I don’t think it would be right to give a blanket assessment. Obviously, between 1924 and 1953, when Stalin led the country, it changed dramatically: It turned from an agrarian country into an industrialized one. True, there were no peasants left and we all remember well the problems, especially in the final period, with agriculture, the food queues, etc. All that happened in the rural areas had no positive impact. But industrialization was accomplished.

We won the Great Patriotic War. Whoever and whatever might say, victory had been won. Even if we go back to the question of casualties, you know, nobody can today throw stones at those who organised and led us to victory because if we had lost that war, the consequences to our country would have been far more catastrophic. They are hard to imagine.

All the undeniable positive things, however, had been accomplished at an unacceptable price. Repressions did take place. It is a fact. Millions of our fellow citizens suffered from them. Such a method of running the state, of achieving results is unacceptable. It is impossible. Undoubtedly, during that period we were confronted not only with a personality cult, but with massive crimes against our own people. That is a fact too.
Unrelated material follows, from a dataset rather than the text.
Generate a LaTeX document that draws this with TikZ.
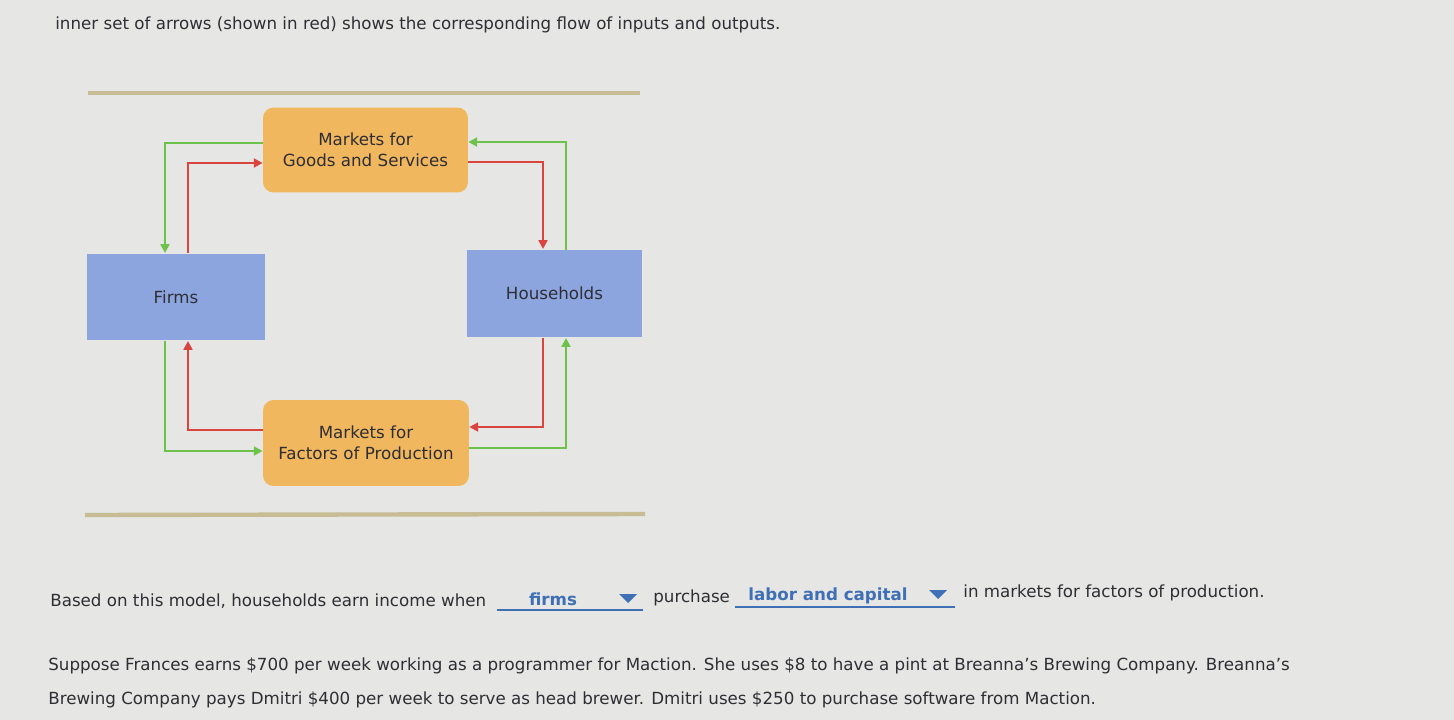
\documentclass[tikz,border=0pt]{standalone}
\usepackage{fontspec}
\setmainfont{DejaVu Sans}
\usetikzlibrary{arrows.meta}
\definecolor{bg}{HTML}{E6E6E4}
\definecolor{orng}{HTML}{F0B75E}
\definecolor{blu}{HTML}{8CA5DF}
\definecolor{grn}{HTML}{6CC24A}
\definecolor{rd}{HTML}{D9443F}
\definecolor{tan}{HTML}{C8BC95}
\definecolor{lnk}{HTML}{3F6FB5}
\definecolor{txt}{HTML}{2E2E34}
\begin{document}
\begin{tikzpicture}[x=0.02cm,y=-0.02cm,font=\fontsize{9.5pt}{12pt}\selectfont,text=txt,
 mkt/.style={draw=none,fill=orng,rounded corners=6pt,inner sep=0pt,align=center},
 agent/.style={draw=none,fill=blu,inner sep=0pt},
 gflow/.style={grn,line width=1.6pt,-{Triangle[length=5pt,width=5pt]}},
 rflow/.style={rd,line width=1.6pt,-{Triangle[length=5pt,width=5pt]}},
 rule/.style={tan,line width=2.5pt},
 plain/.style={anchor=west,inner sep=0pt},
 pick/.style={text=lnk,font=\fontsize{9.5pt}{12pt}\selectfont\bfseries,inner sep=0pt}]
\fill[bg] (0,0) rectangle (1454,720);
\useasboundingbox (0,0) rectangle (1454,720);
\node[plain] (top) at (55,25) {inner set of arrows (shown in red) shows the corresponding flow of inputs and outputs.};
\coordinate (t1) at (88,93); \coordinate (t2) at (640,93);
\coordinate (b1) at (85,515); \coordinate (b2) at (645,514);
\draw[rule] (t1) -- (t2);
\draw[rule] (b1) -- (b2);
\node[mkt,minimum width=205\pgflinewidth*0+4.1cm,minimum height=1.7cm] (goods) at (365.5,150) {Markets for\\Goods and Services};
\node[mkt,minimum width=4.12cm,minimum height=1.72cm] (fact) at (366,443) {Markets for\\Factors of Production};
\node[agent,minimum width=3.56cm,minimum height=1.72cm] (firms) at (176,297) {Firms};
\node[agent,minimum width=3.5cm,minimum height=1.74cm] (hh) at (554.5,293.5) {Households};
% top left
\draw[gflow] (goods.west |- 0,143) -- (165,143) -- (165,253);
\draw[rflow] (188,253) -- (188,163) -- (goods.west |- 0,163);
% top right
\draw[rflow] (goods.east |- 0,162) -- (543,162) -- (543,249);
\draw[gflow] (566,250) -- (566,142) -- (goods.east |- 0,142);
% bottom left
\draw[gflow] (165,341) -- (165,451) -- (fact.west |- 0,451);
\draw[rflow] (fact.west |- 0,430) -- (188,430) -- (188,341);
% bottom right
\draw[rflow] (543,338) -- (543,427) -- (fact.east |- 0,427);
\draw[gflow] (fact.east |- 0,448) -- (566,448) -- (566,338);
% question
\node[plain] (q1) at (50,601) {Based on this model, households earn income when};
\draw[lnk,line width=1pt] (497,610) -- (643,610);
\node[pick] (d1) at (553,599) {firms};
\fill[lnk] (619,594) -- (637,594) -- (628,603) -- cycle;
\node[plain] (q2) at (653,598) {purchase};
\draw[lnk,line width=1pt] (735,607) -- (955,607);
\node[pick] (d2) at (828,596) {labor and capital};
\fill[lnk] (929,590) -- (947,590) -- (938,599) -- cycle;
\node[plain] (q3) at (963,593) {in markets for factors of production.};
\node[plain] (p1) at (48,666) {Suppose Frances earns \$700 per week working as a programmer for Maction. She uses \$8 to have a pint at Breanna's Brewing Company. Breanna's};
\node[plain] (p2) at (48,700) {Brewing Company pays Dmitri \$400 per week to serve as head brewer. Dmitri uses \$250 to purchase software from Maction.};
\end{tikzpicture}
\end{document}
We must not forget about it either.

Any historical event should be analysed in its entirety. That is what I would like to say.

Putin’s response seems to echo Khrushchev’s own thoughts of Stalin.  He refuses to vilify or exalt him.  Russian citizens, like in the 1950s, expect their leadership to provide them with a moral compass; a definitive binary through which to evaluate the morality of the past, and thus the present.  And much like Khrushchev, Putin refused.  Perhaps this constant refusal to give a binaried statement about Stalin has more meaning than some are willing to recognize: whether Stalin should be castigated or rehabilitated isn’t for the government to decide.  No one leader should give a definitive signal.  Rather the resolution of that debate belongs to the Russian public as a whole.